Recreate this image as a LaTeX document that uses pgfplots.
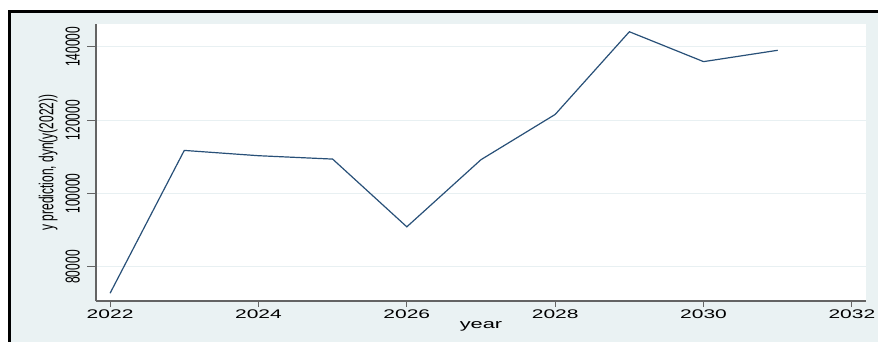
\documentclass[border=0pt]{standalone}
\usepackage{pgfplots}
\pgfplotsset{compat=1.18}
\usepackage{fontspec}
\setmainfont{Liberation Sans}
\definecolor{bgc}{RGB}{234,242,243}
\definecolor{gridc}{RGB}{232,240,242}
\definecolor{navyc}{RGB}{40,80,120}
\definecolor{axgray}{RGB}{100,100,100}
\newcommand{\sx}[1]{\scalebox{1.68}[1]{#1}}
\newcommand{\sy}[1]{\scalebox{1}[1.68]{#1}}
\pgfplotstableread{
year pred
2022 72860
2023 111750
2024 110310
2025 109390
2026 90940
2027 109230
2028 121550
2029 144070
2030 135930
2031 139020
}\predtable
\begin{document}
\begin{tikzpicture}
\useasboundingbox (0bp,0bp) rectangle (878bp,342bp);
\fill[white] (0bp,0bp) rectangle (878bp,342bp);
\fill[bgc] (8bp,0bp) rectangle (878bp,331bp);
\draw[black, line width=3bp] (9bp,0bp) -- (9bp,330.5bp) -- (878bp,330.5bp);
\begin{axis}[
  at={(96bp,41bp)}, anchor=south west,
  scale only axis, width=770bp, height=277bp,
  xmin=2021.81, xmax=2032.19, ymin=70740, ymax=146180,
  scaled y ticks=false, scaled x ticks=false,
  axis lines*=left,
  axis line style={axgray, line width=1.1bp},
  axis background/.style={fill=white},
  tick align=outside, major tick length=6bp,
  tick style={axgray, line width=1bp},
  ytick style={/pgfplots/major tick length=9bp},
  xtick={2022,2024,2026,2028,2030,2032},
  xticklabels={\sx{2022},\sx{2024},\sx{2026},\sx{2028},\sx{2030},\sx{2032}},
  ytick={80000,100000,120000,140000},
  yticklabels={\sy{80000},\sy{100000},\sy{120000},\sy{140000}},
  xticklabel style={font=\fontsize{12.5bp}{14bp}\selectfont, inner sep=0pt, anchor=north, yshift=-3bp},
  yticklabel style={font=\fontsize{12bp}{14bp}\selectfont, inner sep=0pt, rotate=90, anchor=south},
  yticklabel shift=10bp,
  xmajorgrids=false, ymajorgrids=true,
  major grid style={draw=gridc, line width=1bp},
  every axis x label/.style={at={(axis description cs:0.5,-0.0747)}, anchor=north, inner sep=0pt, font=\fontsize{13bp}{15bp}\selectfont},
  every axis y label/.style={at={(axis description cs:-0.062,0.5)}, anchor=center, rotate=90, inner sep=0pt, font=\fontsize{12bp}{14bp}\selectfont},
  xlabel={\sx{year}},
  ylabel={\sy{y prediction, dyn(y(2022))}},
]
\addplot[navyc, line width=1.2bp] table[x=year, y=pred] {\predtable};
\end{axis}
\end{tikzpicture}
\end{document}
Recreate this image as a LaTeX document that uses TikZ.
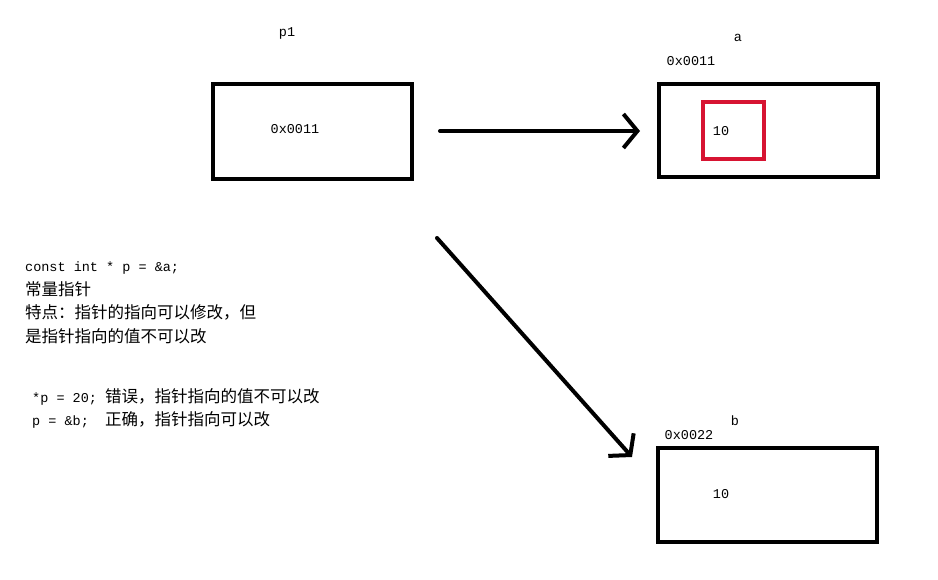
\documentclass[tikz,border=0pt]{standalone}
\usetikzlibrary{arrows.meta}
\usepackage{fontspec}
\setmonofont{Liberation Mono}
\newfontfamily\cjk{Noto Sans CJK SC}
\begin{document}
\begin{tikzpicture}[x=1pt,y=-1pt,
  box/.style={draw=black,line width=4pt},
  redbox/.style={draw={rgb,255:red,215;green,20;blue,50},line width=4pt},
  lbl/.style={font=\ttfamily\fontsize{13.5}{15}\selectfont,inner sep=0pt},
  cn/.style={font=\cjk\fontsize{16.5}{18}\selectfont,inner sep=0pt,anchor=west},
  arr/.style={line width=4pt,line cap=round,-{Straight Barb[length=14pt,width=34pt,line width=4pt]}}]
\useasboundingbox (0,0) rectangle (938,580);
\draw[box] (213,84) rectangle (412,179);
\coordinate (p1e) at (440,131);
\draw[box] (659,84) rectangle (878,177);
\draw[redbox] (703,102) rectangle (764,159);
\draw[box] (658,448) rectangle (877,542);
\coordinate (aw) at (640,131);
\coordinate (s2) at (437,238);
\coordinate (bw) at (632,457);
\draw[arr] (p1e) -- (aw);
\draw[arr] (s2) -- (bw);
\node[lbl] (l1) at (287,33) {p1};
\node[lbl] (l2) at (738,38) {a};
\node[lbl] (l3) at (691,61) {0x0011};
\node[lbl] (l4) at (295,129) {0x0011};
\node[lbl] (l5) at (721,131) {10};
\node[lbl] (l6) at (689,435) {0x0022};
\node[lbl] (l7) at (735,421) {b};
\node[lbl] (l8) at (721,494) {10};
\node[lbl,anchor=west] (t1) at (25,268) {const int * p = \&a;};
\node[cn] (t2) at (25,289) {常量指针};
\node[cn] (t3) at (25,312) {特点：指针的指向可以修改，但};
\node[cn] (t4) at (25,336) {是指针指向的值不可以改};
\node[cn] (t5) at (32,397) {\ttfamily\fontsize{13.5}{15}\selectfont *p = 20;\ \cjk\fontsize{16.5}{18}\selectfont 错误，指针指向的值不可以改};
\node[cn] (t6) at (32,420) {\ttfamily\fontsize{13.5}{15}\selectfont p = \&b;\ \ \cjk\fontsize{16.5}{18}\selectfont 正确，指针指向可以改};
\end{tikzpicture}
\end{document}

....................

• _Directive_
The records above must be echoed exactly, minus their pictures.

• _Full response_
Recreate this image as a LaTeX document that uses pgfplots.
\documentclass[border=0pt]{standalone}
\usepackage{pgfplots}
\pgfplotsset{compat=1.18}
\usepackage{fontspec}
\setmainfont{Liberation Sans}
\definecolor{bgc}{RGB}{234,242,243}
\definecolor{gridc}{RGB}{232,240,242}
\definecolor{navyc}{RGB}{40,80,120}
\definecolor{axgray}{RGB}{100,100,100}
\newcommand{\sx}[1]{\scalebox{1.68}[1]{#1}}
\newcommand{\sy}[1]{\scalebox{1}[1.68]{#1}}
\pgfplotstableread{
year pred
2022 72860
2023 111750
2024 110310
2025 109390
2026 90940
2027 109230
2028 121550
2029 144070
2030 135930
2031 139020
}\predtable
\begin{document}
\begin{tikzpicture}
\useasboundingbox (0bp,0bp) rectangle (878bp,342bp);
\fill[white] (0bp,0bp) rectangle (878bp,342bp);
\fill[bgc] (8bp,0bp) rectangle (878bp,331bp);
\draw[black, line width=3bp] (9bp,0bp) -- (9bp,330.5bp) -- (878bp,330.5bp);
\begin{axis}[
  at={(96bp,41bp)}, anchor=south west,
  scale only axis, width=770bp, height=277bp,
  xmin=2021.81, xmax=2032.19, ymin=70740, ymax=146180,
  scaled y ticks=false, scaled x ticks=false,
  axis lines*=left,
  axis line style={axgray, line width=1.1bp},
  axis background/.style={fill=white},
  tick align=outside, major tick length=6bp,
  tick style={axgray, line width=1bp},
  ytick style={/pgfplots/major tick length=9bp},
  xtick={2022,2024,2026,2028,2030,2032},
  xticklabels={\sx{2022},\sx{2024},\sx{2026},\sx{2028},\sx{2030},\sx{2032}},
  ytick={80000,100000,120000,140000},
  yticklabels={\sy{80000},\sy{100000},\sy{120000},\sy{140000}},
  xticklabel style={font=\fontsize{12.5bp}{14bp}\selectfont, inner sep=0pt, anchor=north, yshift=-3bp},
  yticklabel style={font=\fontsize{12bp}{14bp}\selectfont, inner sep=0pt, rotate=90, anchor=south},
  yticklabel shift=10bp,
  xmajorgrids=false, ymajorgrids=true,
  major grid style={draw=gridc, line width=1bp},
  every axis x label/.style={at={(axis description cs:0.5,-0.0747)}, anchor=north, inner sep=0pt, font=\fontsize{13bp}{15bp}\selectfont},
  every axis y label/.style={at={(axis description cs:-0.062,0.5)}, anchor=center, rotate=90, inner sep=0pt, font=\fontsize{12bp}{14bp}\selectfont},
  xlabel={\sx{year}},
  ylabel={\sy{y prediction, dyn(y(2022))}},
]
\addplot[navyc, line width=1.2bp] table[x=year, y=pred] {\predtable};
\end{axis}
\end{tikzpicture}
\end{document}
Recreate this image as a LaTeX document that uses TikZ.
\documentclass[tikz,border=0pt]{standalone}
\usetikzlibrary{arrows.meta}
\usepackage{fontspec}
\setmonofont{Liberation Mono}
\newfontfamily\cjk{Noto Sans CJK SC}
\begin{document}
\begin{tikzpicture}[x=1pt,y=-1pt,
  box/.style={draw=black,line width=4pt},
  redbox/.style={draw={rgb,255:red,215;green,20;blue,50},line width=4pt},
  lbl/.style={font=\ttfamily\fontsize{13.5}{15}\selectfont,inner sep=0pt},
  cn/.style={font=\cjk\fontsize{16.5}{18}\selectfont,inner sep=0pt,anchor=west},
  arr/.style={line width=4pt,line cap=round,-{Straight Barb[length=14pt,width=34pt,line width=4pt]}}]
\useasboundingbox (0,0) rectangle (938,580);
\draw[box] (213,84) rectangle (412,179);
\coordinate (p1e) at (440,131);
\draw[box] (659,84) rectangle (878,177);
\draw[redbox] (703,102) rectangle (764,159);
\draw[box] (658,448) rectangle (877,542);
\coordinate (aw) at (640,131);
\coordinate (s2) at (437,238);
\coordinate (bw) at (632,457);
\draw[arr] (p1e) -- (aw);
\draw[arr] (s2) -- (bw);
\node[lbl] (l1) at (287,33) {p1};
\node[lbl] (l2) at (738,38) {a};
\node[lbl] (l3) at (691,61) {0x0011};
\node[lbl] (l4) at (295,129) {0x0011};
\node[lbl] (l5) at (721,131) {10};
\node[lbl] (l6) at (689,435) {0x0022};
\node[lbl] (l7) at (735,421) {b};
\node[lbl] (l8) at (721,494) {10};
\node[lbl,anchor=west] (t1) at (25,268) {const int * p = \&a;};
\node[cn] (t2) at (25,289) {常量指针};
\node[cn] (t3) at (25,312) {特点：指针的指向可以修改，但};
\node[cn] (t4) at (25,336) {是指针指向的值不可以改};
\node[cn] (t5) at (32,397) {\ttfamily\fontsize{13.5}{15}\selectfont *p = 20;\ \cjk\fontsize{16.5}{18}\selectfont 错误，指针指向的值不可以改};
\node[cn] (t6) at (32,420) {\ttfamily\fontsize{13.5}{15}\selectfont p = \&b;\ \ \cjk\fontsize{16.5}{18}\selectfont 正确，指针指向可以改};
\end{tikzpicture}
\end{document}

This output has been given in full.